Everyone is rooting for Ghana’s quest for progress. But goodwill alone can’t fix weak policymaking rooted in bad data.

The danger in elevating phantom figures to the level of truth is in the complacency they can breed. So that instead of Ghanaian technocrats muscling up to build on this successful marketing exercise and translate the increased awareness about Ghana and its enduring international goodwill into tangible tourism gains, they would instead declare victory on all fronts, relying on shaky, unchallenged, numbers and then promptly relapse into business as usual. So, for instance, instead of focusing on what so spectacularly went well—the brilliant coopting of African American celebrities like Steve Harvey as informal brand ambassadors—they would be spending the time luxuriating in fictitious numbers bearing no resemblance to reality. There is worrying precedent to justify this anxiety.

The Year of Return is hardly the first time Ghana has sought to marshall its diaspora branding power. Officially, the country’s Joseph Project has not been abandoned, following the return to power of the NPP, Ghana’s ruling party, which conceived the project in 2006 as part of the Akwaaba Anyemi initiative.

Here too, the plan was to mobilize international and diapora goodwill for tourism and investment branding purposes taking advantage of the fourth centennial of the commencement of the main bulk of the trans-Atlantic slave trade and the second centennial of the abolishment of same. Announcements of the imminent construction of major monuments followed similar effusions of massive visitor numbers.

Then as now, a million visitors were projected. Just as was the case when Ghana won the bid to host the African Cup of Nations football tournament (CAN2008). A “million visitors” seem to be a motif of great constancy in the Ghanaian bureaucratic imagination. Delegations were sent to Bermuda, USA, Jamaica, Angola, Cameroon and Nigeria to market the Joseph Project, funded out of a Ministry of Finance allocation of about $60 million.

When the final reckoning came, only 65,000 more visitors arrived in 2007 compared to the previous years and the total tally was a grand 524,613. A similar underwhelming growth rate was recorded for 2008 too. By 2009, growth had dropped to 2%, showing that the momentum generated by both CAN2008 and the Joseph Project had been squandered.

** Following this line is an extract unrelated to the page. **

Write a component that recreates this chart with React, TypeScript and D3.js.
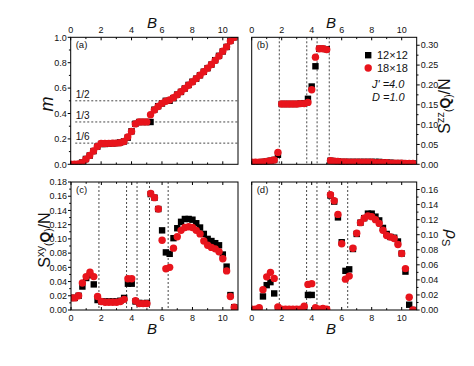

The only reason, therefore, for sounding the alarm about these widely publicized and widely believed numbers is the wish to forestall these precedents from recurring, and to motivate the authorities to see their successful marketing and communications strategies as merely the foundation on which to construct a truly effective sales plan for Ghana’s tourism and investment climate potential.

Everyone is rooting for Ghana’s quest for progress. But goodwill alone can’t fix weak policymaking rooted in bad data.